Stop at the line containing "var forces = [175, 150, 125, 100, 75];": repeat exactly every line of the entries below from the first up to it, plus that line, with pictures omitted.

>>>

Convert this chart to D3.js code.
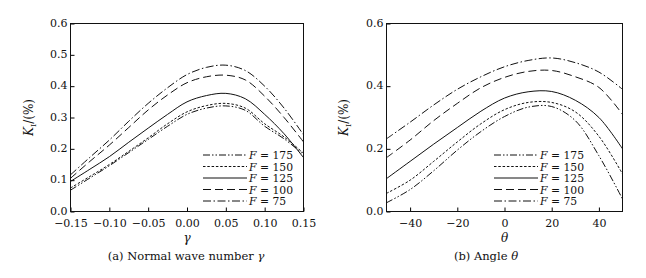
<!DOCTYPE html>
<html>
<head>
<meta charset="utf-8">
<script src="https://cdn.jsdelivr.net/npm/d3@7"></script>
<style>
body { margin: 0; background: #fff; }
svg text { font-family: "DejaVu Serif", "Liberation Serif", serif; fill: #111; }
</style>
</head>
<body>
<svg id="chart" width="646" height="278"></svg>
<script>
// legend order, top to bottom
var forces = [175, 150, 125, 100, 75];

// panel (a): normal wave number gamma
var gammaX = [-0.15, -0.125, -0.10, -0.075, -0.05, -0.025, 0, 0.025, 0.05, 0.075, 0.10, 0.125, 0.15];
var gammaK175 = [0.068, 0.107, 0.146, 0.188, 0.230, 0.272, 0.310, 0.330, 0.337, 0.323, 0.272, 0.232, 0.182];
var gammaK150 = [0.075, 0.112, 0.150, 0.192, 0.235, 0.280, 0.318, 0.338, 0.345, 0.330, 0.280, 0.238, 0.186];
var gammaK125 = [0.096, 0.135, 0.175, 0.221, 0.266, 0.310, 0.350, 0.370, 0.377, 0.360, 0.310, 0.248, 0.172];
var gammaK100 = [0.106, 0.160, 0.212, 0.268, 0.324, 0.372, 0.411, 0.430, 0.435, 0.420, 0.368, 0.300, 0.222];
var gammaK75  = [0.117, 0.173, 0.228, 0.288, 0.345, 0.395, 0.437, 0.460, 0.467, 0.450, 0.400, 0.330, 0.245];
var gammaTicksX = [-0.15, -0.10, -0.05, 0, 0.05, 0.10, 0.15];
var gammaTicksY = [0, 0.1, 0.2, 0.3, 0.4, 0.5, 0.6];

// panel (b): angle theta
var thetaX = [-50, -40, -30, -20, -10, 0, 10, 20, 30, 40, 50];
var thetaK175 = [0.028, 0.070, 0.130, 0.196, 0.255, 0.303, 0.333, 0.335, 0.290, 0.178, 0.040];
var thetaK150 = [0.058, 0.100, 0.160, 0.222, 0.280, 0.325, 0.348, 0.348, 0.318, 0.240, 0.120];
var thetaK125 = [0.105, 0.160, 0.215, 0.268, 0.320, 0.362, 0.382, 0.383, 0.355, 0.300, 0.200];
var thetaK100 = [0.172, 0.228, 0.290, 0.345, 0.395, 0.428, 0.447, 0.450, 0.430, 0.396, 0.310];
var thetaK75  = [0.232, 0.285, 0.340, 0.390, 0.430, 0.462, 0.482, 0.490, 0.475, 0.445, 0.390];
var thetaTicksX = [-40, -20, 0, 20, 40];
var thetaTicksY = [0, 0.2, 0.4, 0.6];

var dashes = {175: "7,2,1.5,2,1.5,2", 150: "2.5,1.8", 125: null, 100: "8,4", 75: "8,2.5,1.5,2.5"};

var svg = d3.select("#chart");

function drawPanel(p) {
    var x = d3.scaleLinear().domain(p.xDomain).range([p.left, p.right]);
    var y = d3.scaleLinear().domain([0, 0.6]).range([211.5, 23.5]);
    var g = svg.append("g");

    g.append("g")
        .attr("transform", "translate(0,211.5)")
        .call(d3.axisBottom(x).tickValues(p.ticksX).tickSizeInner(-4).tickSizeOuter(0).tickPadding(8)
            .tickFormat(p.fmtX))
        .call(function(a){
            a.select(".domain").remove();
            a.selectAll("text").attr("font-size", 11);
        });
    g.append("g")
        .attr("transform", "translate(" + p.left + ",0)")
        .call(d3.axisLeft(y).tickValues(p.ticksY).tickSizeInner(-4).tickSizeOuter(0).tickPadding(3)
            .tickFormat(d3.format(".1f")))
        .call(function(a){
            a.select(".domain").remove();
            a.selectAll("text").attr("font-size", 11).attr("dy", "0.25em");
        });

    g.append("rect")
        .attr("x", p.left).attr("y", 23.5)
        .attr("width", p.right - p.left).attr("height", 188)
        .attr("fill", "none").attr("stroke", "#111").attr("stroke-width", 1);

    var line = d3.line()
        .x(function(d){ return x(d[0]); })
        .y(function(d){ return y(d[1]); })
        .curve(d3.curveCatmullRom.alpha(0.5));

    forces.forEach(function(f){
        var pts = p.xs.map(function(v, i){ return [v, p.series[f][i]]; });
        g.append("path")
            .attr("d", line(pts))
            .attr("fill", "none")
            .attr("stroke", "#111")
            .attr("stroke-width", 1)
            .attr("stroke-dasharray", dashes[f]);
    });

    // legend
    forces.forEach(function(f, i){
        var ly = 155 + i * 11.5;
        g.append("line")
            .attr("x1", p.legX).attr("x2", p.legX + 44)
            .attr("y1", ly).attr("y2", ly)
            .attr("stroke", "#111").attr("stroke-width", 1)
            .attr("stroke-dasharray", dashes[f]);
        var t = g.append("text").attr("x", p.legX + 46).attr("y", ly + 4).attr("font-size", 10.8);
        t.append("tspan").attr("font-style", "italic").text("F");
        t.append("tspan").text(" = " + f);
    });

    // y label
    var yl = g.append("text")
        .attr("transform", "translate(" + p.yLabX + ",117.5) rotate(-90)")
        .attr("text-anchor", "middle").attr("font-size", 12);
    yl.append("tspan").attr("font-style", "italic").text("K");
    yl.append("tspan").attr("font-size", 8).attr("dy", 3).text("I");
    yl.append("tspan").attr("dy", -3).text("/(%)");

    g.append("text")
        .attr("x", (p.left + p.right) / 2).attr("y", 242)
        .attr("text-anchor", "middle").attr("font-size", 12).attr("font-style", "italic")
        .text(p.xLabel);

    var cap = g.append("text")
        .attr("x", p.capX).attr("y", 260)
        .attr("text-anchor", "middle").attr("font-size", 11.5);
    cap.append("tspan").text(p.caption);
    cap.append("tspan").attr("font-style", "italic").text(p.xLabel);
}

drawPanel({
    left: 70.5, right: 303.5, xDomain: [-0.15, 0.15],
    xs: gammaX,
    series: {175: gammaK175, 150: gammaK150, 125: gammaK125, 100: gammaK100, 75: gammaK75},
    ticksX: gammaTicksX, ticksY: gammaTicksY,
    fmtX: function(d){ return d3.format(".2f")(d).replace("-", "\u2212"); },
    legX: 203, yLabX: 33, xLabel: "\u03b3", caption: "(a) Normal wave number ", capX: 186
});

drawPanel({
    left: 386.5, right: 622.5, xDomain: [-50, 50],
    xs: thetaX,
    series: {175: thetaK175, 150: thetaK150, 125: thetaK125, 100: thetaK100, 75: thetaK75},
    ticksX: thetaTicksX, ticksY: thetaTicksY,
    fmtX: function(d){ return String(d).replace("-", "\u2212"); },
    legX: 494, yLabX: 348, xLabel: "\u03b8", caption: "(b) Angle ", capX: 486
});
</script>
</body>
</html>
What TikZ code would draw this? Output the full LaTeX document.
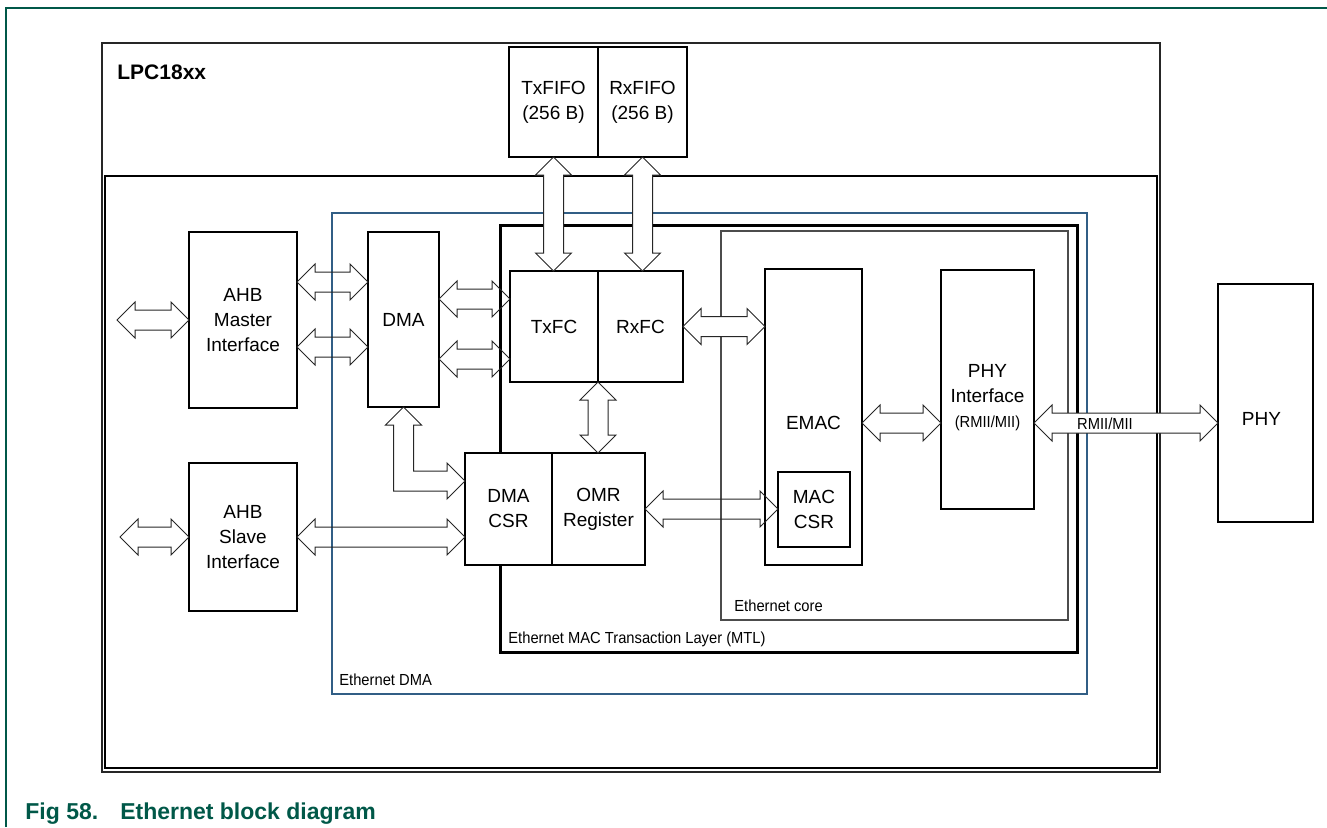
\documentclass[tikz,border=0pt]{standalone}
\usepackage{fontspec}
\setmainfont{Liberation Sans}
\newfontfamily\narrowfont[FakeStretch=0.92]{Liberation Sans}
\usetikzlibrary{calc,positioning}
\definecolor{nxpgreen}{RGB}{0,88,72}
\definecolor{dmablue}{RGB}{49,94,133}
% fat double-headed bus arrows: horizontal, vertical and elbow (down, then right)
\newcommand\hbus[3][bus]{\draw[#1] let \p1=#2,\p2=#3 in (\x1,\y1) -- (\x1+9pt,\y1+9pt) -- (\x1+9pt,\y1+5pt) -- (\x2-9pt,\y1+5pt) -- (\x2-9pt,\y1+9pt) -- (\x2,\y1) -- (\x2-9pt,\y1-9pt) -- (\x2-9pt,\y1-5pt) -- (\x1+9pt,\y1-5pt) -- (\x1+9pt,\y1-9pt) -- cycle;}
\newcommand\vbus[3][bus]{\draw[#1] let \p1=#2,\p2=#3 in (\x1,\y1) -- (\x1-9pt,\y1-9pt) -- (\x1-5pt,\y1-9pt) -- (\x1-5pt,\y2+9pt) -- (\x1-9pt,\y2+9pt) -- (\x1,\y2) -- (\x1+9pt,\y2+9pt) -- (\x1+5pt,\y2+9pt) -- (\x1+5pt,\y1-9pt) -- (\x1+9pt,\y1-9pt) -- cycle;}
\newcommand\lbus[3][bus]{\draw[#1] let \p1=#2,\p2=#3 in (\x1,\y1) -- (\x1-9pt,\y1-9pt) -- (\x1-5pt,\y1-9pt) -- (\x1-5pt,\y2-5pt) -- (\x2-9pt,\y2-5pt) -- (\x2-9pt,\y2-9pt) -- (\x2,\y2) -- (\x2-9pt,\y2+9pt) -- (\x2-9pt,\y2+5pt) -- (\x1+5pt,\y2+5pt) -- (\x1+5pt,\y1-9pt) -- (\x1+9pt,\y1-9pt) -- cycle;}

\begin{document}
\begin{tikzpicture}[x=0.5pt,y=-0.5pt,every node/.style={font=\fontsize{9.5}{12.5}\selectfont},block/.style={draw,line width=1pt,fill=white,inner sep=0pt,outer sep=0pt,align=center},bus/.style={draw=black!85,line width=0.5pt},solidbus/.style={bus,fill=white},tag/.style={font=\narrowfont\fontsize{8}{9}\selectfont,inner sep=0pt,anchor=base west}]
\useasboundingbox (0,0) rectangle (1327,827);
\draw[nxpgreen,line width=0.6pt] (6,827) -- (6,8) -- (1327,8);
% frames
\draw[black!85,line width=1.4pt] (102,43) rectangle (1160,772);
\draw[line width=0.8pt] (105,176) rectangle (1157,768);
\draw[dmablue,line width=1pt] (332,213) rectangle (1087,694);
\draw[line width=1.5pt] (500,225) rectangle (1077,652);
\draw[black!70,line width=1pt] (721,231) rectangle (1068,620);
\node[font=\bfseries\fontsize{10.5}{12}\selectfont,anchor=base west,inner sep=0pt] (lpclbl) at (117,79) {LPC18xx};
\node[tag] (edmalbl) at (339,685) {Ethernet DMA};
\node[tag] (mtllbl) at (508,643) {Ethernet MAC Transaction Layer (MTL)};
\node[tag] (corelbl) at (734,611) {Ethernet core};
% blocks
\node[block,minimum width=44.5pt,minimum height=55pt] (txfifo) at (553.5,102) {TxFIFO\\(256 B)};
\node[block,minimum width=44.5pt,minimum height=55pt,right=0pt of txfifo] (rxfifo) {RxFIFO\\(256 B)};
\node[block,minimum width=54pt,minimum height=88pt] (ahbm) at (243,320) {AHB\\Master\\Interface};
\node[block,minimum width=54pt,minimum height=74pt] (ahbs) at (243,537) {AHB\\Slave\\Interface};
\node[block,minimum width=35.5pt,minimum height=87.5pt] (dma) at (403.5,319.5) {DMA};
\node[block,minimum width=44pt,minimum height=55.5pt] (txfc) at (554,326.5) {TxFC};
\node[block,minimum width=42.5pt,minimum height=55.5pt,right=0pt of txfc] (rxfc) {RxFC};
\node[block,minimum width=43.5pt,minimum height=56pt] (dmacsr) at (508.5,509) {DMA\\CSR};
\node[block,minimum width=46.5pt,minimum height=56pt,right=0pt of dmacsr] (omr) {OMR\\Register};
\node[block,minimum width=48.5pt,minimum height=148pt,label={[yshift=-3pt]center:EMAC}] (emac) at (813.5,417) {};
\node[block,minimum width=36pt,minimum height=37.5pt] (maccsr) at (814,509.5) {MAC\\CSR};
\node[block,minimum width=46.5pt,minimum height=119.5pt,label={[align=center,yshift=-4pt]center:PHY\\Interface\\{\narrowfont\fontsize{8}{9}\selectfont(RMII/MII)}}] (phyif) at (987.5,389.5) {};
\node[block,minimum width=47.5pt,minimum height=119pt,label={[yshift=-8pt,xshift=-2pt]center:PHY}] (phy) at (1265.5,403) {};
% buses
\coordinate (mext) at (117,320);
\coordinate (sext) at (120,537);
\hbus{(mext)}{(ahbm.west)}
\hbus{(sext)}{(ahbs.west)}
\hbus{(ahbm.east|-0,282)}{(dma.west)}
\hbus{(ahbm.east|-0,347)}{(dma.west)}
\hbus{(dma.east|-0,299)}{(txfc.west)}
\hbus{(dma.east|-0,359)}{(txfc.west)}
\vbus[solidbus]{(txfifo.south)}{(txfc.north)}
\vbus[solidbus]{(rxfifo.south)}{(rxfc.north)}
\vbus[solidbus]{(txfc.south east)}{(omr.north)}
\lbus{(dma.south)}{(dmacsr.west|-0,481)}
\hbus{(ahbs.east)}{(dmacsr.west)}
\hbus[solidbus]{(rxfc.east)}{(emac.west)}
\hbus{(omr.east)}{(maccsr.west)}
\hbus{(emac.east|-0,423)}{(phyif.west)}
\hbus[solidbus]{(phyif.east|-0,423)}{(phy.west)}
\node[tag,anchor=center] (rmii) at (1105,424) {RMII/MII};
\node[font=\bfseries\fontsize{11.5}{13}\selectfont,text=nxpgreen,anchor=base west,inner sep=0pt] (caption) at (25,819) {Fig 58.\hspace{11pt}Ethernet block diagram};
\end{tikzpicture}
\end{document}
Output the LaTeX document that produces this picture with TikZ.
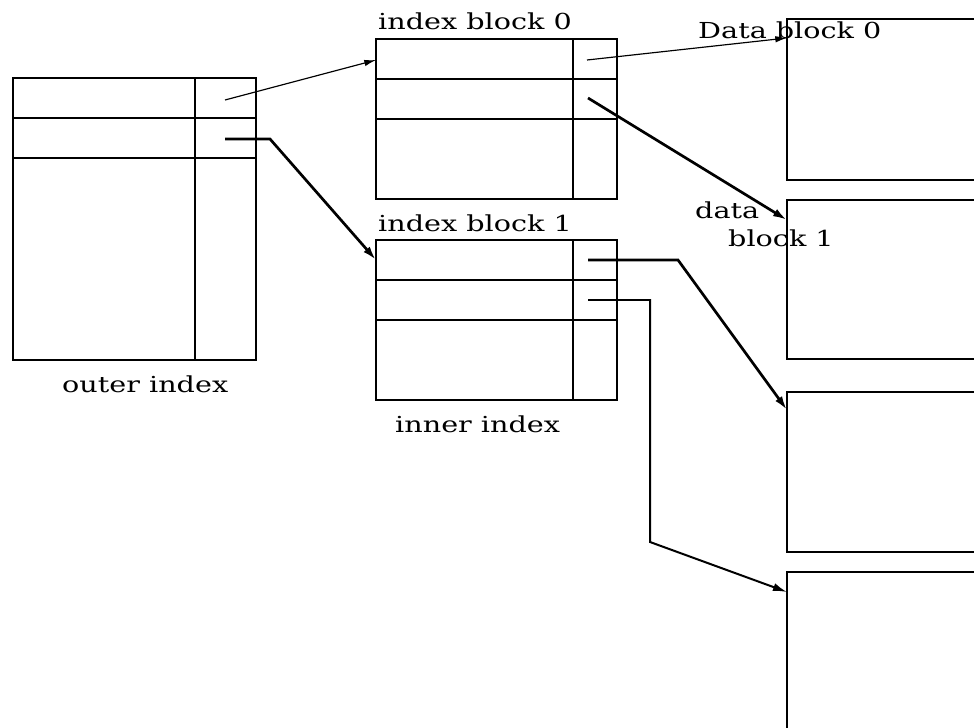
\documentclass[tikz,border=0pt]{standalone}
\usepackage{fontspec}
\setmainfont{DejaVu Serif}[FakeStretch=1.3]
\usetikzlibrary{positioning, arrows.meta, calc}

\begin{document}
\begin{tikzpicture}[x=0.03cm, y=-0.03cm,
    blk/.style={draw, line width=1.4pt, rectangle, anchor=north west, inner sep=0pt, outer sep=0pt},
    lbl/.style={anchor=base west, inner sep=0pt, font=\fontsize{18.8}{22}\selectfont},
    ptr/.style={-{Latex[length=12pt, width=7pt]}, line width=2.3pt},
    thinptr/.style={-{Latex[length=10pt, width=5.5pt]}, line width=1pt}]
    \clip (0,0) rectangle (974,728);

    % Blocs
    \node[blk, minimum width=7.29cm, minimum height=8.46cm] (outer) at (13,78) {};
    \node[blk, minimum width=7.23cm, minimum height=4.8cm] (ib0) at (376,39) {};
    \node[blk, minimum width=7.23cm, minimum height=4.8cm] (ib1) at (376,240) {};
    \node[blk, minimum width=7.5cm, minimum height=4.83cm] (db0) at (787,19) {};
    \node[blk, minimum width=7.5cm, minimum height=4.77cm] (db1) at (787,200) {};
    \node[blk, minimum width=7.5cm, minimum height=4.8cm] (db2) at (787,392) {};
    \node[blk, minimum width=7.5cm, minimum height=6cm] (db3) at (787,572) {};

    % Cases
    \draw[line width=1.4pt] (195,78) -- (195,360) (13,118) -- (256,118) (13,158) -- (256,158);
    \foreach \t in {39,240}
        \draw[line width=1.4pt] (573,\t) -- (573,\t+160) (376,\t+40) -- (617,\t+40) (376,\t+80) -- (617,\t+80);

    % Etiquettes
    \node[lbl] (ib0lbl) at (378,29) {index block 0};
    \node[lbl] (ib1lbl) at (378,231) {index block 1};
    \node[lbl] (outerlbl) at (62,392) {outer index};
    \node[lbl] (innerlbl) at (395,432) {inner index};
    \node[lbl] (db0lbl) at (698,39) {Data block 0};
    \node[lbl] (db1lbla) at (695,218) {data};
    \node[lbl] (db1lblb) at (728,246) {block 1};

    % Pointeurs
    \coordinate (o0) at (225,100);
    \coordinate (o1) at (225,139);
    \coordinate (a0) at (587,60);
    \coordinate (a1) at (588,98);
    \coordinate (b0) at (588,260);
    \coordinate (b1) at (588,300);

    % Flèches
    \draw[thinptr] (o0) -- ($(ib0.north west)+(0,21)$);
    \draw[ptr] (o1) -- ++(45,0) -- ($(ib1.north west)+(0,20)$);
    \draw[thinptr] (a0) -- ($(db0.north west)+(0,19)$);
    \draw[ptr] (a1) -- ($(db1.north west)+(0,20)$);
    \draw[ptr] (b0) -- ++(90,0) -- ($(db2.north west)+(0,18)$);
    \draw[ptr, line width=1.7pt] (b1) -- ++(62,0) -- ++(0,242) -- ($(db3.north west)+(0,20)$);
\end{tikzpicture}
\end{document}
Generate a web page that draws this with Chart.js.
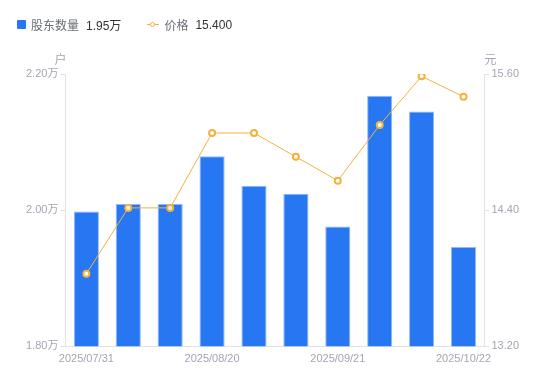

<<<

* [WRITTEN RESPONSE]
Convert this chart to D3.js code.
<!DOCTYPE html>
<html>
<head>
<meta charset="utf-8">
<script src="https://cdn.jsdelivr.net/npm/d3@7"></script>
<style>
body { margin: 0; background: #fff; }
svg text { font-family: "DejaVu Serif", "Liberation Serif", serif; fill: #111; }
</style>
</head>
<body>
<svg id="chart" width="646" height="278"></svg>
<script>
// legend order, top to bottom
var forces = [175, 150, 125, 100, 75];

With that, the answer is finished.